President and CEO
Rohde & Schwarz USA
Rohde & Schwarz, founded in 1933, is 82 years old, and it operates in North America just as any other multinational technology company would, according to Scott Bausback, president and CEO, Rohde & Schwarz USA. Rohde & Schwarz originally entered the North American market in 1993 through a partnership with Tektronix, but ended that joint venture in 2004 to establish its own operation in the United States. Since the recession in 2008, he said, Rohde & Schwarz has invested heavily in North America and achieved 20% market share among the product lines in which it competes.
“In North America, we bring strong technical support and a very long-term view,” Bausback said. “The company is privately held by members of the families of the founders, providing trans-generational stability. We spend a high level on R&D, and we’ve got plenty of time to get it right—the measurement science, product excellence, and service and support—uninterrupted by quarterly conference calls. We try to be the industry’s professor—we are very generous with training and information.”
The company also offers long-term support. “We service everything we sell in the United States in Columbia, MD”—including 1993-vintage spectrum analyzers.
Rohde & Schwarz has been known for its RF/microwave frequency-domain instruments, but in 2010 the company introduced its RTO and RTM oscilloscopes. “The oscilloscopes were a necessary entry to support the applications our customers are bringing to us,” Bausback said. “They are dealing with serial data but also microwave parasitics on boards and impedance mismatches. They need time-domain expertise, which goes hand in hand with the other necessary part of the equation—the signal generators and analyzers.”
One area the company has not embraced is open-architecture instrumentation. “We look at everything from a pure measurement-sciences perspective,” Bausback said, “and many applications we are dealing with are not conducive to PXI.” He added that Rohde & Schwarz does offer small-form-factor signal generators and analyzers.
When asked about the differences in requirements among North American, European, Asian, and the rest-of-the-world markets for test equipment, he said he sees fewer and fewer differences over time. “Whereas the United States had been high-speed design-oriented and Europe had been an outstanding market for embedded design, now the world has become homogenous, with everyone trying to pass ridiculously high speeds through FR4,” he said.
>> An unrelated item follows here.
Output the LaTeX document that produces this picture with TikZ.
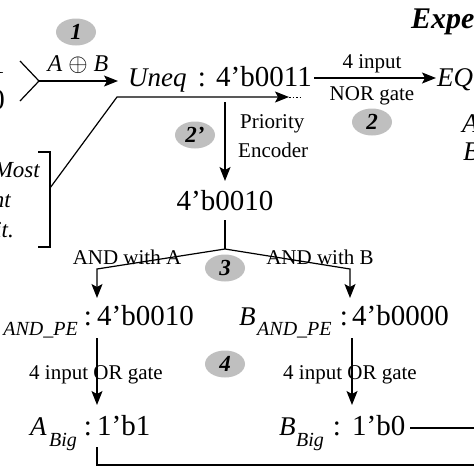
\documentclass[tikz,border=0pt]{standalone}
\usepackage{fontspec}
\setmainfont{Liberation Serif}
\usetikzlibrary{arrows.meta,shapes.geometric}
\begin{document}
\begin{tikzpicture}[x=1pt,y=-1pt,
  wire/.style={line width=1.2pt},
  arr/.style={wire,-{Stealth[length=14pt,width=11pt,inset=3pt]}},
  val/.style={font=\fontsize{29}{32}\selectfont, inner sep=0pt},
  vali/.style={font=\fontsize{27}{30}\selectfont\itshape, inner sep=0pt},
  sub/.style={font=\fontsize{20}{22}\selectfont\itshape, inner sep=0pt},
  lbl/.style={font=\fontsize{21}{24}\selectfont, inner sep=0pt},
  badge/.style={ellipse, fill=black!25, minimum width=40pt, minimum height=27pt, inner sep=0pt, font=\fontsize{23}{23}\selectfont\bfseries\itshape},
  note/.style={font=\fontsize{23}{26}\selectfont\itshape, inner sep=0pt}
]
\useasboundingbox (0,0) rectangle (474,474);
\clip (0,0) rectangle (474,474);

% left inputs (cropped)
\node[val, anchor=base east] (ina) at (5,73) {1};
\node[val, anchor=base east] (inb) at (5,109) {0};
\coordinate (m1) at (20,61);
\coordinate (m2) at (20,101);
\coordinate (mj) at (39,81);
\coordinate (uin) at (118,81);
\draw[wire] (m1) -- (mj) -- (m2);
\draw[arr] (mj) -- (uin);
\node[badge] (b1) at (76,32) {1};
\node[font=\fontsize{24}{24}\selectfont, anchor=base, inner sep=0pt] (xor) at (78,71) {\textit{A} \(\oplus\) \textit{B}};

% Uneq row
\node[vali, anchor=base west] (uneq) at (128,86) {Uneq};
\node[val, anchor=base] (c0) at (202,86) {:};
\node[val, anchor=base west] (v0) at (216,86) {4'b0011};
\coordinate (nors) at (314,78);
\coordinate (nore) at (436,78);
\draw[arr] (nors) -- (nore);
\node[lbl, anchor=base] (nor1) at (372,68) {4 input};
\node[lbl, anchor=base] (nor2) at (372,100) {NOR gate};
\node[badge] (b2) at (372,122) {2};
\node[vali, anchor=base west] (eq) at (437,86) {EQ};
\node[vali, anchor=base west] (ra) at (462,132) {A};
\node[vali, anchor=base west] (rb) at (463,160) {B};
\node[font=\fontsize{30}{30}\selectfont\bfseries\itshape, anchor=base west, inner sep=0pt] (title) at (411,28) {Expe};

% feedback
\coordinate (fb0) at (50,188);
\coordinate (fb1) at (117,97);
\coordinate (fb2) at (289,97);
\coordinate (fb3) at (301,97);
\draw[arr] (fb0) -- (fb1) -- (fb2);
\draw[line width=1pt, dash pattern=on 1.5pt off 2pt] (fb2) -- (fb3);
\coordinate (k1) at (38,152);
\coordinate (k2) at (50,152);
\coordinate (k3) at (50,247);
\coordinate (k4) at (38,247);
\draw[wire] (k1) -- (k2) -- (k3) -- (k4);
\node[note, anchor=base east] (n1) at (40,177) {Most};
\node[note, anchor=base east] (n2) at (11,207) {ant};
\node[note, anchor=base east] (n3) at (14,237) {Bit.};

% priority encoder
\coordinate (ps) at (225,102);
\coordinate (pe0) at (225,181);
\draw[arr] (ps) -- (pe0);
\node[lbl, anchor=base west] (pr1) at (240,128) {Priority};
\node[lbl, anchor=base west] (pr2) at (238,157) {Encoder};
\node[badge] (b2p) at (195,135) {2'};
\node[val, anchor=base] (pe) at (225,210) {4'b0010};
\coordinate (js) at (225,220);
\coordinate (j) at (225,249);
\coordinate (la) at (97,269);
\coordinate (lb) at (97,298);
\coordinate (ra1) at (350,269);
\coordinate (rb1) at (350,298);
\draw[wire] (js) -- (j);
\draw[arr] (j) -- (la) -- (lb);
\draw[arr] (j) -- (ra1) -- (rb1);
\node[lbl, anchor=base] (anda) at (127,264) {AND with A};
\node[lbl, anchor=base] (andb) at (320,264) {AND with B};
\node[badge] (b3) at (225,268) {3};

% AND_PE row
\node[sub, anchor=base east] (asub) at (78,335) {AND\_PE};
\node[val, anchor=base] (ac) at (88,325) {:};
\node[val, anchor=base west] (av) at (97,325) {4'b0010};
\node[vali, anchor=base west] (bm) at (239,325) {B};
\node[sub, anchor=base west] (bsub) at (257,335) {AND\_PE};
\node[val, anchor=base] (bc) at (344,325) {:};
\node[val, anchor=base west] (bv) at (352,325) {4'b0000};

% OR gates
\coordinate (oa1) at (97,338);
\coordinate (oa2) at (97,405);
\coordinate (ob1) at (352,338);
\coordinate (ob2) at (352,405);
\draw[arr] (oa1) -- (oa2);
\draw[arr] (ob1) -- (ob2);
\node[lbl, anchor=base] (ora) at (96,379) {4 input OR gate};
\node[lbl, anchor=base] (orb) at (350,379) {4 input OR gate};
\node[badge] (b4) at (225,364) {4};

% Big row
\node[vali, anchor=base west] (abm) at (30,435) {A};
\node[sub, anchor=base west] (abs) at (49,446) {Big};
\node[val, anchor=base] (abc) at (88,435) {:};
\node[val, anchor=base west] (abv) at (97,435) {1'b1};
\node[vali, anchor=base west] (bbm) at (279,435) {B};
\node[sub, anchor=base west] (bbs) at (296,446) {Big};
\node[val, anchor=base] (bbc) at (337,435) {:};
\node[val, anchor=base west] (bbv) at (352,435) {1'b0};
\coordinate (o1) at (410,428);
\coordinate (o2) at (480,428);
\draw[wire] (o1) -- (o2);
\coordinate (q1) at (97,447);
\coordinate (q2) at (97,465);
\coordinate (q3) at (480,465);
\draw[wire] (q1) -- (q2) -- (q3);
\end{tikzpicture}
\end{document}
Multinational companies need to contend with foreign currency exchange rates, and the euro and U.S. dollar in particular have been fluctuating recently. However, Bausback said, the exchange rate is not a driver, adding, “Our products are competitively priced, and you won’t see a difference on the surface at all.”
The company’s products are mainly designed and manufactured in Germany. “Rohde & Schwarz is one of few players co-locating R&D and manufacturing,” Bausback said. “Our products are designed and built within an hour and a half of each other.” The company avoids outsourcing. It has no semiconductor fab, but it does make its own bare boards, builds its own circuit assemblies, and machines its own connectors—assuring quality at all stages, he added.
Despite being headquartered in Munich, the company ensures that North American customers have input. “We have an engineering design center in Beaverton,” he said, “and we also have a large project-management team in North America to bridge design centers and customers so we offer a seamless link between our customers and the parent company.”
When asked about significant new products and product enhancements, he cited the R&S FSW high-end signal and spectrum analyzer, which operates at 67 GHz with an analysis bandwidth expanded to 500 MHz. He also cited the R&S SMW200A high-end vector signal generator, which now offers an expanded frequency range to 20 GHz. It combines a baseband generator, RF generator, and fading simulator in a single box. Bausback described it as a versatile building block with lots of applications. He also mentioned the R&S ZNBT vector network analyzer, which offers 24 test ports.
Looking to the future, 5G is on everyone’s radar. “Rohde & Schwarz has been a leading player in every digital mobile radio standard since GSM, and 5G is no exception,” he said. “We are front and center on it.” When asked about other key trends, he said, “The Internet of Things is driving a lot of people into uncomfortable measurement spaces”—with what previously might have been a simple microcontroller-based device suddenly requiring wireless connectivity. “That’s where we come into play,” he concluded. “We can be the industry consultant or professor to help customers get their designs out the door. Our applications engineers are an important commodity.”